The standard workflow is straightforward: the tracking system operator takes a reading at every rod change (or at the specified distance interval), calls the values to the logger at the rig, and the logger writes them into the field book or enters them into a tablet. Some tracking systems can export data directly to a digital log, which eliminates one layer of transcription error.
When the drill head reaches the exit pit, the operator takes a final reading and compares the bore log’s calculated endpoint against the actual physical location. If the recorded exit depth and coordinates fall within the project’s tolerance, the log is considered verified. If they don’t, the discrepancy needs to be investigated and documented before the log is submitted. Common causes include accumulated pitch-reading errors, magnetic interference throwing off the sonde, or simple math mistakes in the running depth column.
The completed bore log is submitted to the project engineer and the permitting agency as part of the as-built documentation package. Most agencies now accept digital uploads through online permit portals. Where digital submission isn’t available, the log is typically emailed or physically delivered to the project owner.

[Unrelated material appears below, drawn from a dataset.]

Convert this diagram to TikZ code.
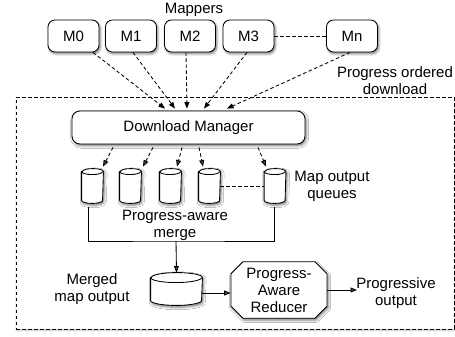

Filing deadlines vary by jurisdiction, but many agencies require as-built records within 30 days of project completion. Missing the deadline can hold up final inspections, delay payment, or trigger penalties under the project contract or the agency’s enforcement authority. OSHA treats a failure to follow excavation safety requirements — including the identification and protection of underground utilities — as a serious violation, which currently carries a maximum penalty of $16,550 per violation.3Occupational Safety and Health Administration. 2025 Annual Adjustments to OSHA Civil Penalties State damage prevention laws add their own penalties for failing to document utility crossings or excavating without proper notification, and those fines stack on top of any federal exposure.
Once submitted, the bore log becomes part of the permanent utility record. Every future excavator working in that area depends on the accuracy of what you filed. Treating the log as a formality to check off at the end of the job misses the point — the bore log is the only thing standing between your installation and someone else’s backhoe five years from now.